Theatre: ‘Tis Pity She’s a Whore
Georgina Wadham heads to the Cambridge Arts Theatre for John Ford’s controversal play
‘Tis Pity is an odd play. Should you find yourself in the position of having to describe the plot to anyone, do not make the same mistake I did, which is to shrug and say “Well, it’s sort of about incest… and stuff”.
Knowing as little about the plot as this, I wasn’t sure what to expect upon entering The Arts. The curtain was up and the stage occupied by a skinny teenage girl with translucent skin and a shaved side to her head. What with the True Blood and Vampire Diaries posters adorning the blood-red walls of her bedroom, the sole setting of the play, I felt that my neighbour was perfectly justified in muttering, ‘Oh, how edgy,’ as the lights dimmed.
From that point on, however, we were rapt. The cast so perfectly portrayed the odd blend of intensity and obscurity in their character’s actions that the play’s sharpness was almost palpable. Like a cross between Baz Luhrmann’s Catholic-imagery-filled Romeo + Juliet and Skins, ‘Tis Pity continued, through the shock of Giovanni and Annabella’s incestuous, eye-wateringly sexual relationship, past her pregnancy and honour-saving wedding to Soranzo and onto the climax. The action then escalated from Annabella’s tutor having her tongue bitten out, mid-coitus, by a male stripper to Giovanni, in apparent rage at Annabella’s now-happy marriage, killing his sister and cutting out her heart. Cheery stuff.

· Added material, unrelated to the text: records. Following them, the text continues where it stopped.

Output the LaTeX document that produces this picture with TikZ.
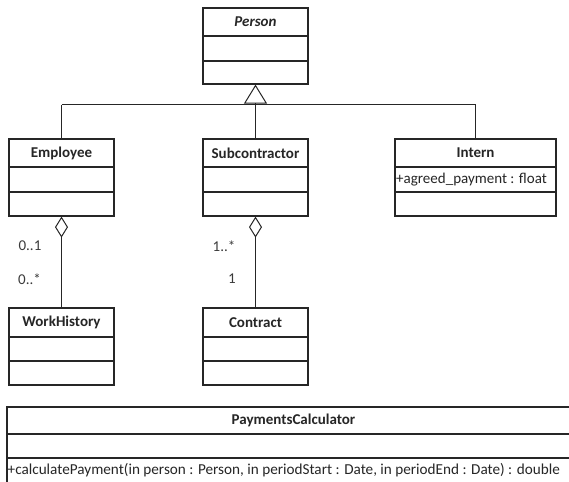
\documentclass[tikz,border=0pt]{standalone}
\usepackage{fontspec}
\setmainfont{Carlito}
\usetikzlibrary{arrows.meta}
\definecolor{linec}{HTML}{262626}
\definecolor{labc}{HTML}{3A3A3A}
\begin{document}
\begin{tikzpicture}[x=1pt,y=-1pt,
  every node/.style={font=\fontsize{15}{18}\selectfont},
  classbox/.style={draw=linec, line width=1.2pt, inner sep=0pt, fill=white},
  ctitle/.style={font=\fontsize{15}{18}\selectfont\bfseries, text=black!85, inner sep=0pt},
  attr/.style={anchor=west, inner sep=0pt, text=black!85},
  mult/.style={inner sep=0pt, text=labc},
  divider/.style={draw=linec, line width=1.2pt},
  conn/.style={draw=linec, line width=1pt}
]
\useasboundingbox (0,0) rectangle (569,481);
\clip (0,0) rectangle (569,481);
% Person
\node[classbox, minimum width=105pt, minimum height=76pt] (person) at (255.5,46) {};
\node[ctitle, font=\fontsize{15}{18}\selectfont\bfseries\itshape] (persont) at (255.5,22) {Person};
\draw[divider] (person.west |- 0,36) -- (person.east |- 0,36);
\draw[divider] (person.west |- 0,61) -- (person.east |- 0,61);
% Employee
\node[classbox, minimum width=105pt, minimum height=77pt] (emp) at (61.5,177.5) {};
\node[ctitle] (empt) at (61.5,153) {Employee};
\draw[divider] (emp.west |- 0,167) -- (emp.east |- 0,167);
\draw[divider] (emp.west |- 0,192) -- (emp.east |- 0,192);
% Subcontractor
\node[classbox, minimum width=105pt, minimum height=77pt] (sub) at (255.5,177.5) {};
\node[ctitle] (subt) at (255.5,153) {Subcontractor};
\draw[divider] (sub.west |- 0,167) -- (sub.east |- 0,167);
\draw[divider] (sub.west |- 0,192) -- (sub.east |- 0,192);
% Intern
\node[classbox, minimum width=161pt, minimum height=77pt] (intern) at (475.5,177.5) {};
\node[ctitle] (internt) at (475.5,153) {Intern};
\draw[divider] (intern.west |- 0,167) -- (intern.east |- 0,167);
\draw[divider] (intern.west |- 0,192) -- (intern.east |- 0,192);
\node[attr] (interna) at (396,179.5) {+agreed\_payment : float};
% WorkHistory
\node[classbox, minimum width=105pt, minimum height=77pt] (wh) at (61.5,346.5) {};
\node[ctitle] (wht) at (61.5,322.5) {WorkHistory};
\draw[divider] (wh.west |- 0,337) -- (wh.east |- 0,337);
\draw[divider] (wh.west |- 0,361) -- (wh.east |- 0,361);
% Contract
\node[classbox, minimum width=105pt, minimum height=77pt] (con) at (255.5,346.5) {};
\node[ctitle] (cont) at (255.5,322.5) {Contract};
\draw[divider] (con.west |- 0,337) -- (con.east |- 0,337);
\draw[divider] (con.west |- 0,361) -- (con.east |- 0,361);
% PaymentsCalculator
\node[classbox, minimum width=573pt, minimum height=78pt] (pay) at (293.5,446) {};
\node[ctitle] (payt) at (293.5,420.5) {PaymentsCalculator};
\draw[divider] (pay.west |- 0,434) -- (pay.east |- 0,434);
\draw[divider] (pay.west |- 0,458) -- (pay.east |- 0,458);
\node[attr, font=\fontsize{15.2}{18}\selectfont] (paym) at (7.5,470) {+calculatePayment(in person : Person, in periodStart : Date, in periodEnd : Date) : double};
% generalization
\coordinate (hy) at (0,105);
\draw[conn, -{Triangle[open, length=19pt, width=23pt, line width=1pt]}] (sub.north) -- (person.south);
\draw[conn] (emp.north |- hy) -- (intern.north |- hy);
\draw[conn] (emp.north) -- (emp.north |- hy);
\draw[conn] (intern.north) -- (intern.north |- hy);
% aggregations
\draw[conn, {Diamond[open, length=21pt, width=13pt, line width=1pt]}-] (emp.south) -- (wh.north);
\draw[conn, {Diamond[open, length=21pt, width=13pt, line width=1pt]}-] (sub.south) -- (con.north);
% multiplicities
\node[mult] (m1) at (30,246) {0..1};
\node[mult] (m2) at (29.5,279) {0..*};
\node[mult] (m3) at (224,246) {1..*};
\node[mult] (m4) at (232,279) {1};
\end{tikzpicture}
\end{document}
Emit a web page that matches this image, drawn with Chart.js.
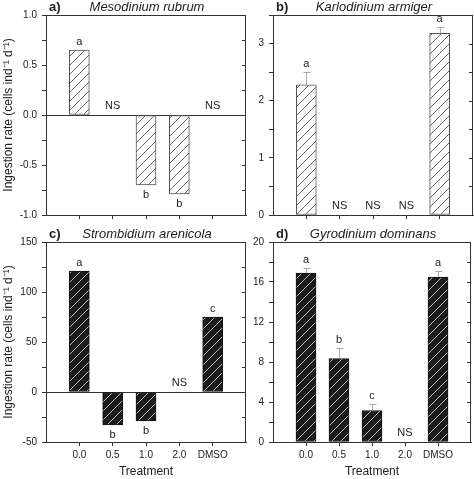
<!DOCTYPE html>
<html>
<head>
<meta charset="utf-8">
<script src="https://cdn.jsdelivr.net/npm/chart.js@4.4.0/dist/chart.umd.min.js"></script>
<style>
  html, body { margin: 0; padding: 0; background: #fff; }
  #wrap { position: relative; width: 474px; height: 479px; overflow: hidden; }
  canvas { position: absolute; }
</style>
</head>
<body>
<div id="wrap">
  <canvas id="pa" width="250" height="228" style="left:0;top:0;width:250px;height:228px"></canvas>
  <canvas id="pb" width="224" height="228" style="left:250px;top:0;width:224px;height:228px"></canvas>
  <canvas id="pc" width="250" height="253" style="left:0;top:226px;width:250px;height:253px"></canvas>
  <canvas id="pd" width="224" height="253" style="left:250px;top:226px;width:224px;height:253px"></canvas>
</div>
<script>
// treatments on the x axis
const treatments = ['0.0', '0.5', '1.0', '2.0', 'DMSO'];

// a) Mesodinium rubrum
const mesoValues = [0.65, null, -0.70, -0.79, null];
const mesoLetters = ['a', 'NS', 'b', 'b', 'NS'];

// b) Karlodinium armiger
const karloValues = [2.28, null, null, null, 3.18];
const karloErrors = [0.22, 0, 0, 0, 0.11];
const karloLetters = ['a', 'NS', 'NS', 'NS', 'a'];

// c) Strombidium arenicola
const stromValues = [121, -33, -29, null, 75];
const stromLetters = ['a', 'b', 'b', 'NS', 'c'];

// d) Gyrodinium dominans
const gyroValues = [16.9, 8.35, 3.15, null, 16.5];
const gyroErrors = [0.55, 1.1, 0.65, 0, 0.6];
const gyroLetters = ['a', 'b', 'c', 'NS', 'a'];

const yTitle = 'Ingestion rate (cells ind\u207B\u00B9 d\u207B\u00B9)';
const FONT = '"Liberation Sans", Arial, sans-serif';
const INK = '#222';
const AXIS = '#333';

function hatch(bg, fg) {
    const c = document.createElement('canvas');
    c.width = 9; c.height = 9;
    const g = c.getContext('2d');
    g.fillStyle = bg;
    g.fillRect(0, 0, 9, 9);
    g.strokeStyle = fg;
    g.lineWidth = 1;
    g.beginPath();
    g.moveTo(-1, 10); g.lineTo(10, -1);
    g.moveTo(-1, 1); g.lineTo(1, -1);
    g.moveTo(8, 10); g.lineTo(10, 8);
    g.stroke();
    return g.createPattern(c, 'repeat');
}

// frame, zero line, error bars, letters and panel headings
const decor = {
    id: 'decor',
    beforeDatasetsDraw(chart, args, o) {
        const { ctx, chartArea: a } = chart;
        const y = chart.scales.y;
        ctx.save();
        ctx.strokeStyle = AXIS;
        ctx.lineWidth = 1;
        ctx.beginPath();
        ctx.moveTo(a.left, a.top + 0.5); ctx.lineTo(a.right, a.top + 0.5);
        ctx.moveTo(a.right - 0.5, a.top); ctx.lineTo(a.right - 0.5, a.bottom);
        y.ticks.forEach(t => {
            const py = Math.round(y.getPixelForValue(t.value)) + 0.5;
            ctx.moveTo(a.right, py); ctx.lineTo(a.right - 4, py);
        });
        if (y.min < 0) {
            const z = Math.round(y.getPixelForValue(0)) + 0.5;
            ctx.moveTo(a.left, z); ctx.lineTo(a.right, z);
        }
        ctx.stroke();
        ctx.restore();
    },
    afterDatasetsDraw(chart, args, o) {
        const { ctx, chartArea: a } = chart;
        const x = chart.scales.x, y = chart.scales.y;
        ctx.save();
        // error bars
        ctx.strokeStyle = '#aaa';
        ctx.lineWidth = 1;
        (o.errors || []).forEach((e, i) => {
            const v = o.values[i];
            if (!e || v === null) return;
            const px = Math.round(x.getPixelForValue(i + 1)) + 0.5;
            const y1 = y.getPixelForValue(v), y2 = Math.round(y.getPixelForValue(v + e)) + 0.5;
            ctx.beginPath();
            ctx.moveTo(px, y1); ctx.lineTo(px, y2);
            ctx.moveTo(px - 3, y2); ctx.lineTo(px + 4, y2);
            ctx.stroke();
        });
        // significance letters
        ctx.fillStyle = INK;
        ctx.textAlign = 'center';
        ctx.textBaseline = 'middle';
        o.letters.forEach((l, i) => {
            const v = o.values[i];
            const px = x.getPixelForValue(i + 1);
            let py;
            if (v === null) {
                ctx.font = '11px ' + FONT;
                py = y.getPixelForValue(0) - 9;
            } else if (v < 0) {
                ctx.font = '11px ' + FONT;
                py = y.getPixelForValue(v) + 10;
            } else {
                ctx.font = '11px ' + FONT;
                const e = o.errors ? o.errors[i] : 0;
                py = y.getPixelForValue(v + e) - 8;
            }
            ctx.fillText(l, px, py);
        });
        // heading
        const ty = a.top - 8;
        ctx.textBaseline = 'middle';
        ctx.textAlign = 'left';
        ctx.font = 'bold 13px ' + FONT;
        ctx.fillText(o.tag, a.left + 3, ty);
        ctx.textAlign = 'center';
        ctx.font = 'italic 13px ' + FONT;
        ctx.fillText(o.title, (a.left + a.right) / 2 + 1, ty);
        ctx.restore();
    }
};

function makePanel(id, p) {
    const labels = [''].concat(treatments, ['']);
    const fmt = p.fmt;
    return new Chart(document.getElementById(id), {
        type: 'bar',
        data: {
            labels: labels,
            datasets: [{
                data: [null].concat(p.values, [null]),
                backgroundColor: p.fill,
                borderColor: p.edge,
                borderWidth: 1,
                borderSkipped: false,
                barThickness: 20
            }]
        },
        options: {
            responsive: false,
            animation: false,
            events: [],
            layout: { padding: { top: p.padTop, right: p.padRight, left: 0, bottom: 0 } },
            plugins: {
                legend: { display: false },
                tooltip: { enabled: false },
                decor: { tag: p.tag, title: p.title, values: p.values, errors: p.errors, letters: p.letters }
            },
            scales: {
                x: {
                    offset: false,
                    grid: {
                        offset: false,
                        drawOnChartArea: false,
                        tickLength: 4,
                        color: ctx => (ctx.index === 0 || ctx.index === labels.length - 1) ? 'rgba(0,0,0,0)' : AXIS
                    },
                    border: { color: AXIS },
                    ticks: {
                        display: p.showX,
                        autoSkip: false,
                        maxRotation: 0,
                        padding: 3,
                        color: INK,
                        font: { family: FONT, size: 10 }
                    },
                    title: {
                        display: p.showX,
                        text: 'Treatment',
                        color: INK,
                        font: { family: FONT, size: 12 },
                        padding: { top: 2, bottom: 0 }
                    },
                    afterFit: s => { s.height = p.xH; }
                },
                y: {
                    min: p.min,
                    max: p.max,
                    grid: { drawOnChartArea: false, tickLength: 4, color: AXIS },
                    border: { color: AXIS },
                    ticks: {
                        stepSize: p.minor,
                        padding: 5,
                        color: INK,
                        font: { family: FONT, size: 10 },
                        callback: v => {
                            const r = v / p.major;
                            return Math.abs(r - Math.round(r)) < 1e-6 ? fmt(v) : '';
                        }
                    },
                    title: {
                        display: p.showYTitle,
                        text: yTitle,
                        color: INK,
                        font: { family: FONT, size: 12 },
                        padding: { top: 1, bottom: 0 }
                    },
                    afterFit: s => { s.width = p.yW; }
                }
            }
        },
        plugins: [decor]
    });
}

const openFill = hatch('#ffffff', '#666');
const darkFill = hatch('#1c1c1c', '#bbb');

makePanel('pa', {
    tag: 'a)', title: 'Mesodinium rubrum', values: mesoValues, errors: null, letters: mesoLetters,
    fill: openFill, edge: '#555', min: -1, max: 1, minor: 0.25, major: 0.5, fmt: v => v.toFixed(1),
    padTop: 15, padRight: 4, yW: 46, xH: 13, showX: false, showYTitle: true
});
makePanel('pb', {
    tag: 'b)', title: 'Karlodinium armiger', values: karloValues, errors: karloErrors, letters: karloLetters,
    fill: openFill, edge: '#555', min: 0, max: 3.5, minor: 0.5, major: 1, fmt: v => String(v),
    padTop: 15, padRight: 1, yW: 23, xH: 13, showX: false, showYTitle: false
});
makePanel('pc', {
    tag: 'c)', title: 'Strombidium arenicola', values: stromValues, errors: null, letters: stromLetters,
    fill: darkFill, edge: '#111', min: -50, max: 150, minor: 25, major: 50, fmt: v => String(v),
    padTop: 16, padRight: 4, yW: 46, xH: 37, showX: true, showYTitle: true
});
makePanel('pd', {
    tag: 'd)', title: 'Gyrodinium dominans', values: gyroValues, errors: gyroErrors, letters: gyroLetters,
    fill: darkFill, edge: '#111', min: 0, max: 20, minor: 2, major: 4, fmt: v => String(v),
    padTop: 16, padRight: 1, yW: 23, xH: 37, showX: true, showYTitle: false
});
</script>
</body>
</html>
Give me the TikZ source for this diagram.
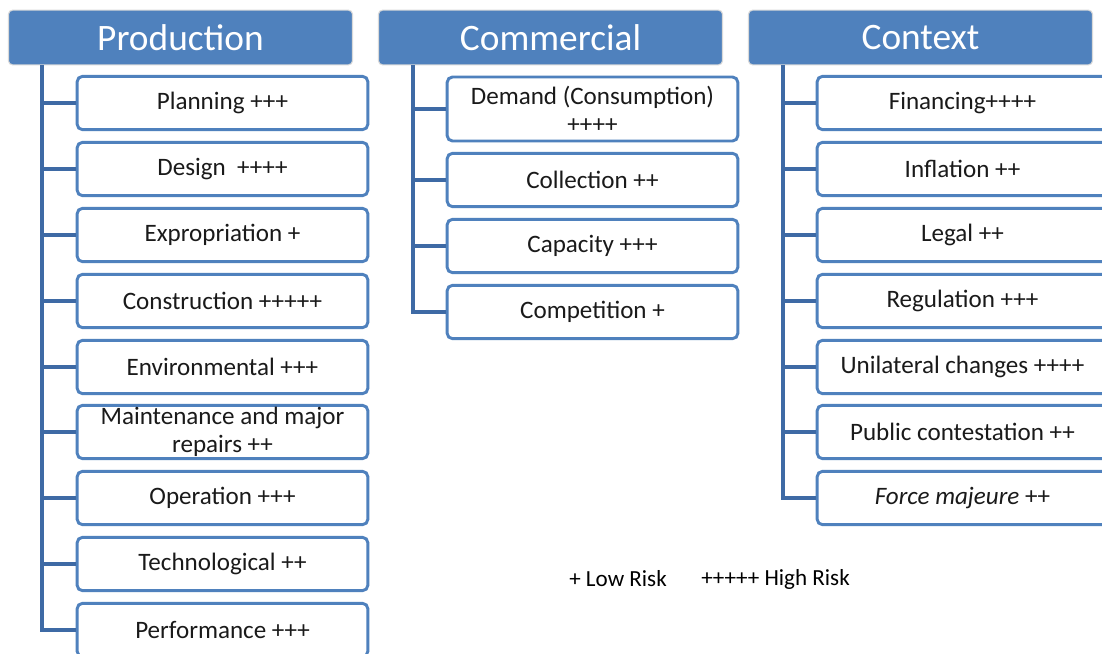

However, ‘Tis Pity did not descend into glee at its own gore. Nor did it wallow in the fact that it was making A Point about the link between sex and death in teen culture (see: True Blood, Twilight etc.). Annabella summed this up perfectly when she returned to the stage post-mortem and reached timidly out for her own removed heart, clutched gruesomely by her brother. This was a show pulsating with life even when it confronted its audience with the jarring nature of death. And it was superb.